After 31 years of settlement and increased tensions, the International Community partitioned Palestine into an Arab homeland and a Jewish homeland in 1948. The Zionist settlers have ever-since been buying and occupying Palestinian territory, bit by bit.

If you wanted to build an empire that is self-sustaining and capable of dominating a whole region or the world, your first pick would be Israel/Palestine and the surrounding area. Israel is blessed with a variety of mineral resources, due to last it 100s of years, as well as crude oil and natural gas. Palestine has more of the same, while neighbouring Lebanon has plenty of minerals and ore. It’s a nice, rich, central location; you have to be pulling my leg when you tell me Zionism is all about Jerusalem being the Jewish spiritual home. Of all holy cities they could have picked, it also happens to be holy to 3 or 4 other faiths. The rhetoric defending the question of why Jews get to be the ones controlling the area has a definite stench of Jewish Supremacy about it as they claim to make it safe and accessible to all faiths. The implied wisdom of that is “if it were left to those savages, it’d be too dangerous to visit.”
Given the nation state’s continued settlement of Palestine and the “mysterious” destabilization of neighbouring countries, presumably for a Greater Israel, it comes with absolutely no shock to me groups like Hamas exist. Pamela Geller and other pro-Israel/anti-Islam pundits sully the debate on Islam by squawking on about Hamas for quoting Hassan al-Banna in the opening of their Charter (“Israel will rise and will remain erect until Islam eliminates it as it had eliminated its predecessors.”) Not only are these people detracting from our argument by quoting a cleric even most Muslims never heard of, they’re also begging us to get or stay involved in a regional power struggle most average people wouldn’t otherwise give a shit about.

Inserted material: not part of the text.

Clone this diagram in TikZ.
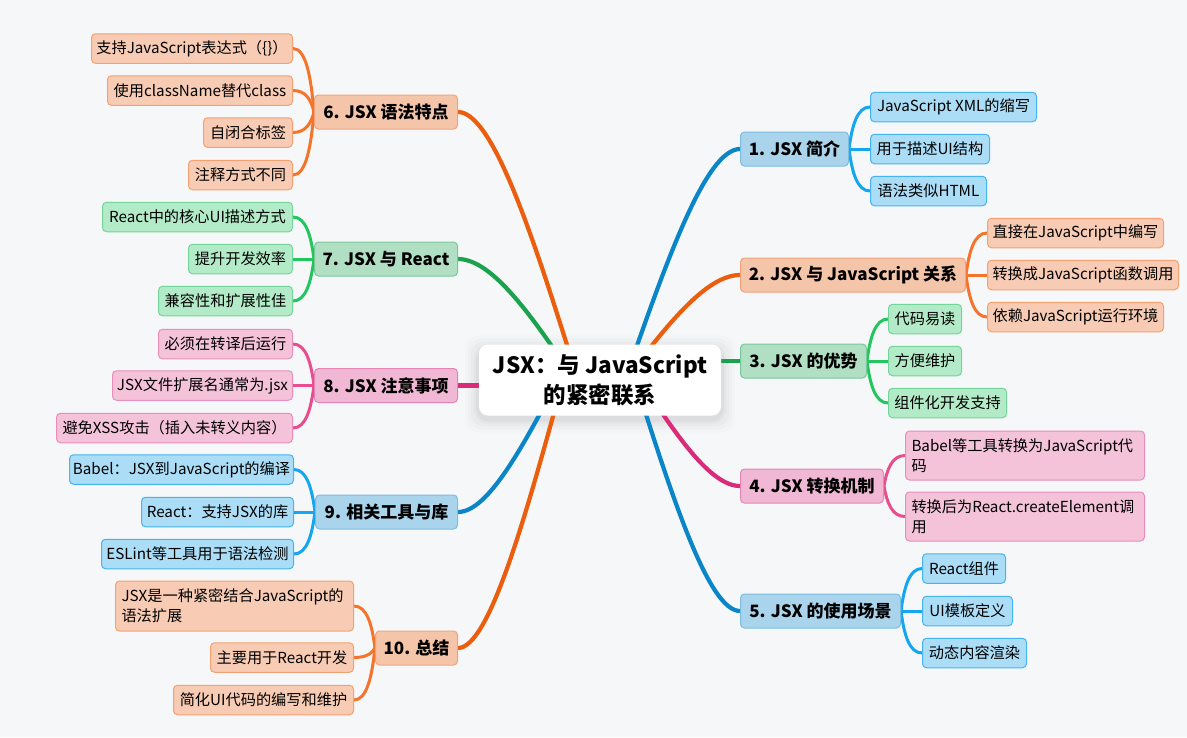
\documentclass[tikz,border=0pt]{standalone}
\usepackage{fontspec}
\setmainfont{Noto Sans CJK SC}
\usetikzlibrary{calc}
\pgfdeclarelayer{back}
\pgfdeclarelayer{lines}
\pgfsetlayers{back,lines,main}
\definecolor{bgc}{HTML}{F6F7F9}
\definecolor{blueM}{HTML}{A9D4EC}\definecolor{blueMb}{HTML}{7BBDE3}
\definecolor{orangeM}{HTML}{F5C5AA}\definecolor{orangeMb}{HTML}{F2A37A}
\definecolor{greenM}{HTML}{B0DFC3}\definecolor{greenMb}{HTML}{78C898}
\definecolor{pinkM}{HTML}{F0B8D4}\definecolor{pinkMb}{HTML}{E585B5}
\definecolor{blueL}{HTML}{ABDDF7}\definecolor{blueLb}{HTML}{45B4F0}
\definecolor{orangeL}{HTML}{F8CCB4}\definecolor{orangeLb}{HTML}{F5A070}
\definecolor{greenL}{HTML}{B3EBC8}\definecolor{greenLb}{HTML}{74D59A}
\definecolor{pinkL}{HTML}{F4C3DA}\definecolor{pinkLb}{HTML}{EA8DBA}
\definecolor{blueML}{HTML}{0A86C8}\definecolor{orangeML}{HTML}{EB5E0E}
\definecolor{greenML}{HTML}{1BA24C}\definecolor{pinkML}{HTML}{DA2B7A}
\definecolor{blueLL}{HTML}{14A6EF}\definecolor{orangeLL}{HTML}{F4742C}
\definecolor{greenLL}{HTML}{23C55F}\definecolor{pinkLL}{HTML}{E84E8E}
\begin{document}
\begin{tikzpicture}[x=1pt,y=-1pt,
  cnode/.style={fill=white, rounded corners=9pt, minimum width=242pt, minimum height=71pt, inner sep=0pt, align=center, font=\fontsize{22.5}{30}\selectfont\bfseries},
  mainbox/.style={rounded corners=4pt, line width=1pt, minimum height=34pt, inner sep=0pt, font=\fontsize{17}{20}\selectfont\bfseries},
  mainR/.style={mainbox, anchor=west},
  mainL/.style={mainbox, anchor=east},
  leafbox/.style={rounded corners=4pt, line width=1pt, minimum height=29.5pt, inner sep=0pt, font=\fontsize{15.2}{20}\selectfont},
  leafR/.style={leafbox, anchor=west},
  leafL/.style={leafbox, anchor=east},
  mblue/.style={fill=blueM, draw=blueMb}, morange/.style={fill=orangeM, draw=orangeMb},
  mgreen/.style={fill=greenM, draw=greenMb}, mpink/.style={fill=pinkM, draw=pinkMb},
  lblue/.style={fill=blueL, draw=blueLb}, lorange/.style={fill=orangeL, draw=orangeLb},
  lgreen/.style={fill=greenL, draw=greenLb}, lpink/.style={fill=pinkL, draw=pinkLb},
  mline/.style={line width=4.2pt, line cap=round},
  lline/.style={line width=3pt, line cap=round}]

\begin{pgfonlayer}{back}
\fill[bgc] (0,0) rectangle (1187,737);
\end{pgfonlayer}
\useasboundingbox (0,0) rectangle (1187,737);

% center
\node[cnode] (c) at (600,380) {JSX：与 JavaScript\\的紧密联系};
\begin{pgfonlayer}{back}
\foreach \e/\o in {14/0.012,11/0.015,8/0.02,5/0.025,3/0.03}
  \fill[black, opacity=\o, rounded corners=14pt] ($(c.south west)+(-\e,\e+3)$) rectangle ($(c.north east)+(\e,-\e+5)$);
\end{pgfonlayer}

% main nodes right
\node[mainR, mblue,   minimum width=108pt] (m1) at (740,149)   {1. JSX 简介};
\node[mainR, morange, minimum width=225pt] (m2) at (740,275)   {2. JSX 与 JavaScript 关系};
\node[mainR, mgreen,  minimum width=126pt] (m3) at (740,361)   {3. JSX 的优势};
\node[mainR, mpink,   minimum width=143pt] (m4) at (740,486)   {4. JSX 转换机制};
\node[mainR, mblue,   minimum width=160pt] (m5) at (740,611)   {5. JSX 的使用场景};
% main nodes left
\node[mainL, morange, minimum width=143pt] (m6) at (458,112)   {6. JSX 语法特点};
\node[mainL, mgreen,  minimum width=143pt] (m7) at (458,259)   {7. JSX 与 React};
\node[mainL, mpink,   minimum width=143pt] (m8) at (458,385.5) {8. JSX 注意事项};
\node[mainL, mblue,   minimum width=142pt] (m9) at (458,512)   {9. 相关工具与库};
\node[mainL, morange, minimum width=82pt]  (m10) at (458,648)  {10. 总结};

% leaves right
\node[leafR, lblue, minimum width=166pt] (l1a) at (870,107) {JavaScript XML的缩写};
\node[leafR, lblue, minimum width=119pt] (l1b) at (870,149) {用于描述UI结构};
\node[leafR, lblue, minimum width=116pt] (l1c) at (870,191) {语法类似HTML};
\node[leafR, lorange, minimum width=176pt] (l2a) at (987,233) {直接在JavaScript中编写};
\node[leafR, lorange, minimum width=191pt] (l2b) at (987,275) {转换成JavaScript函数调用};
\node[leafR, lorange, minimum width=176pt] (l2c) at (987,317) {依赖JavaScript运行环境};
\node[leafR, lgreen, minimum width=73pt] (l3a) at (888,319) {代码易读};
\node[leafR, lgreen, minimum width=73pt] (l3b) at (888,361) {方便维护};
\node[leafR, lgreen, minimum width=118pt] (l3c) at (888,403) {组件化开发支持};
\node[leafR, lpink, minimum width=239pt, minimum height=49pt, align=left, text width=227pt] (l4a) at (905,455.5) {Babel等工具转换为JavaScript代\\码};
\node[leafR, lpink, minimum width=239pt, minimum height=49pt, align=left, text width=227pt] (l4b) at (905,516.5) {转换后为React.createElement调\\用};
\node[leafR, lblue, minimum width=83pt] (l5a) at (922,568.5) {React组件};
\node[leafR, lblue, minimum width=90pt] (l5b) at (922,611) {UI模板定义};
\node[leafR, lblue, minimum width=104pt] (l5c) at (922,653) {动态内容渲染};

% leaves left
\node[leafL, lorange, minimum width=201pt] (l6a) at (293,48.5) {支持JavaScript表达式（\{\}）};
\node[leafL, lorange, minimum width=185pt] (l6b) at (293,90.5) {使用className替代class};
\node[leafL, lorange, minimum width=89pt] (l6c) at (293,132.5) {自闭合标签};
\node[leafL, lorange, minimum width=104pt] (l6d) at (293,175) {注释方式不同};
\node[leafL, lgreen, minimum width=190pt] (l7a) at (293,217) {React中的核心UI描述方式};
\node[leafL, lgreen, minimum width=104pt] (l7b) at (293,259) {提升开发效率};
\node[leafL, lgreen, minimum width=134pt] (l7c) at (293,301) {兼容性和扩展性佳};
\node[leafL, lpink, minimum width=134pt] (l8a) at (293,344) {必须在转译后运行};
\node[leafL, lpink, minimum width=180pt] (l8b) at (293,385.5) {JSX文件扩展名通常为.jsx};
\node[leafL, lpink, minimum width=236pt] (l8c) at (293,428) {避免XSS攻击（插入未转义内容）};
\node[leafL, lblue, minimum width=224pt] (l9a) at (294,469.5) {Babel：JSX到JavaScript的编译};
\node[leafL, lblue, minimum width=152pt] (l9b) at (294,512) {React：支持JSX的库};
\node[leafL, lblue, minimum width=192pt] (l9c) at (294,554) {ESLint等工具用于语法检测};
\node[leafL, lorange, minimum width=238pt, minimum height=50pt, align=left, text width=226pt] (l10a) at (354,606) {JSX是一种紧密结合JavaScript的\\语法扩展};
\node[leafL, lorange, minimum width=143pt] (l10b) at (354,657.5) {主要用于React开发};
\node[leafL, lorange, minimum width=180pt] (l10c) at (354,700) {简化UI代码的编写和维护};

\begin{pgfonlayer}{lines}
% main connectors
\coordinate (s1) at (625,380);
\coordinate (s2) at (625,380);
\coordinate (s3) at (620,361);
\coordinate (s4) at (640,380);
\coordinate (s5) at (635,380);
\coordinate (s6) at (578,380);
\coordinate (s7) at (575,380);
\coordinate (s8) at (580,385.5);
\coordinate (s9) at (558,380);
\coordinate (s10) at (563,380);
\draw[mline, blueML]   (s1) .. controls +(40.25,-115.5) and +(-34.5,0) .. (m1.west);
\draw[mline, orangeML] (s2) .. controls +(40.25,-52.5) and +(-34.5,0) .. (m2.west);
\draw[mline, greenML]  (s3) -- (m3.west);
\draw[mline, pinkML]   (s4) .. controls +(35,53) and +(-30,0) .. (m4.west);
\draw[mline, blueML]   (s5) .. controls +(36.75,115.5) and +(-31.5,0) .. (m5.west);
\draw[mline, orangeML] (s6) .. controls +(-42,-134) and +(36,0) .. (m6.east);
\draw[mline, greenML]  (s7) .. controls +(-40.95,-60.5) and +(35.1,0) .. (m7.east);
\draw[mline, pinkML]   (s8) -- (m8.east);
\draw[mline, blueML]   (s9) .. controls +(-35,66) and +(30,0) .. (m9.east);
\draw[mline, orangeML] (s10) .. controls +(-36.75,134) and +(31.5,0) .. (m10.east);

% leaf connectors right
\draw[lline, blueLL] (m1.east) .. controls +(3,-23) and +(-13,0) .. (l1a.west);
\draw[lline, blueLL] (m1.east) -- (l1b.west);
\draw[lline, blueLL] (m1.east) .. controls +(3,23) and +(-13,0) .. (l1c.west);
\draw[lline, orangeLL] (m2.east) .. controls +(3,-23) and +(-13,0) .. (l2a.west);
\draw[lline, orangeLL] (m2.east) -- (l2b.west);
\draw[lline, orangeLL] (m2.east) .. controls +(3,23) and +(-13,0) .. (l2c.west);
\draw[lline, greenLL] (m3.east) .. controls +(3,-23) and +(-13,0) .. (l3a.west);
\draw[lline, greenLL] (m3.east) -- (l3b.west);
\draw[lline, greenLL] (m3.east) .. controls +(3,23) and +(-13,0) .. (l3c.west);
\draw[lline, pinkLL] (m4.east) .. controls +(3,-17) and +(-13,0) .. (l4a.west);
\draw[lline, pinkLL] (m4.east) .. controls +(3,17) and +(-13,0) .. (l4b.west);
\draw[lline, blueLL] (m5.east) .. controls +(3,-23) and +(-13,0) .. (l5a.west);
\draw[lline, blueLL] (m5.east) -- (l5b.west);
\draw[lline, blueLL] (m5.east) .. controls +(3,23) and +(-13,0) .. (l5c.west);
% leaf connectors left
\draw[lline, orangeLL] (m6.west) .. controls +(-3,-35) and +(13,0) .. (l6a.east);
\draw[lline, orangeLL] (m6.west) .. controls +(-3,-12) and +(13,0) .. (l6b.east);
\draw[lline, orangeLL] (m6.west) .. controls +(-3,11) and +(13,0) .. (l6c.east);
\draw[lline, orangeLL] (m6.west) .. controls +(-3,35) and +(13,0) .. (l6d.east);
\draw[lline, greenLL] (m7.west) .. controls +(-3,-23) and +(13,0) .. (l7a.east);
\draw[lline, greenLL] (m7.west) -- (l7b.east);
\draw[lline, greenLL] (m7.west) .. controls +(-3,23) and +(13,0) .. (l7c.east);
\draw[lline, pinkLL] (m8.west) .. controls +(-3,-23) and +(13,0) .. (l8a.east);
\draw[lline, pinkLL] (m8.west) -- (l8b.east);
\draw[lline, pinkLL] (m8.west) .. controls +(-3,23) and +(13,0) .. (l8c.east);
\draw[lline, blueLL] (m9.west) .. controls +(-3,-23) and +(13,0) .. (l9a.east);
\draw[lline, blueLL] (m9.west) -- (l9b.east);
\draw[lline, blueLL] (m9.west) .. controls +(-3,23) and +(13,0) .. (l9c.east);
\draw[lline, orangeLL] (m10.west) .. controls +(-3,-23) and +(13,0) .. (l10a.east);
\draw[lline, orangeLL] (m10.west) .. controls +(-3,5) and +(13,0) .. (l10b.east);
\draw[lline, orangeLL] (m10.west) .. controls +(-3,28) and +(13,0) .. (l10c.east);
\end{pgfonlayer}
\end{tikzpicture}
\end{document}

Despite most day to day people not giving a shit, Israel enjoys popular support on the International stage and seems immune from anything the United Nations says about them.It receives billions annually in aid for it’s defense budget, with the United States being the top contributor (at $3 billion annually) – this for a nation of a mere 8 million people which enjoys a GDP of $36,051.15. For comparison, France’s population is 66 million and covers 25 times the area Israel does, but their GDP only just comes out on top at $42,503.30, despite being above the EU average. They look very comfortable over there in their Jew-only state, sitting pretty on a booming economy and their Western friends footing the security bill – according to former JDF Commander-in-Chief Gabi Ashkenazi. I’d make a joke about how that’s entirely appropriate, but you can’t even do that now without invoking PTSD flashbacks of The Shoah.

Fuck that.

Their intelligence network conducts terrorist attacks to draw us into their conflict, ask us for more money to defend against the blowback, and their children sign mortar shells with well wishes for the Arabs they’ll blow to bits; and now they complain when we boycott them in the West and Hamas says some mean things about them.